The integrated model enables APSEZ to capture higher customer wallet share, build cargo stickiness, and position the company to become India’s largest integrated transport utility by 2029.
In the marine segment, APSEZ has developed a diversified fleet of 127 vessels and strengthened operations through acquisitions, including Ocean Sparkle (2022) and Astro Offshore (2024). Marine revenue in 2QFY26 jumped to ₹640 crore, with Ebitda surging to ₹340 crore and margins expanding to 52.7 per cent.
Port sector leadership consolidated
APSEZ, analysts believe, continues to consolidate its leadership in the domestic port sector.
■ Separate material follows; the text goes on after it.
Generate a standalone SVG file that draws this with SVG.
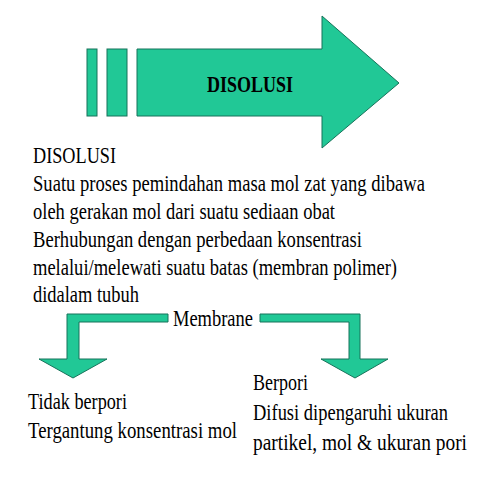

Its market share rose to 28.1 per cent in Sep’25 from 27.4 per cent a year ago, while container market share increased to 45.9 per cent from 36 per cent between Mar’20–Sep’25. Key capacity expansions, including the automated Colombo West International Terminal and new berths at Dhamra, along with the ramp-up of Vizhinjam, are expected to strengthen the growth pipeline.
Looking ahead, the company targets 850 MMT domestic and 150 MMT international cargo volumes by 2030, leveraging DFC-linked hinterland corridors and industrial clusters to drive long-term growth, said the brokerage.
(Disclaimer: Target price and stock/sector outlook has been suggested by Motilal Oswal Financial Services (MOFSL. Views expressed are their own.)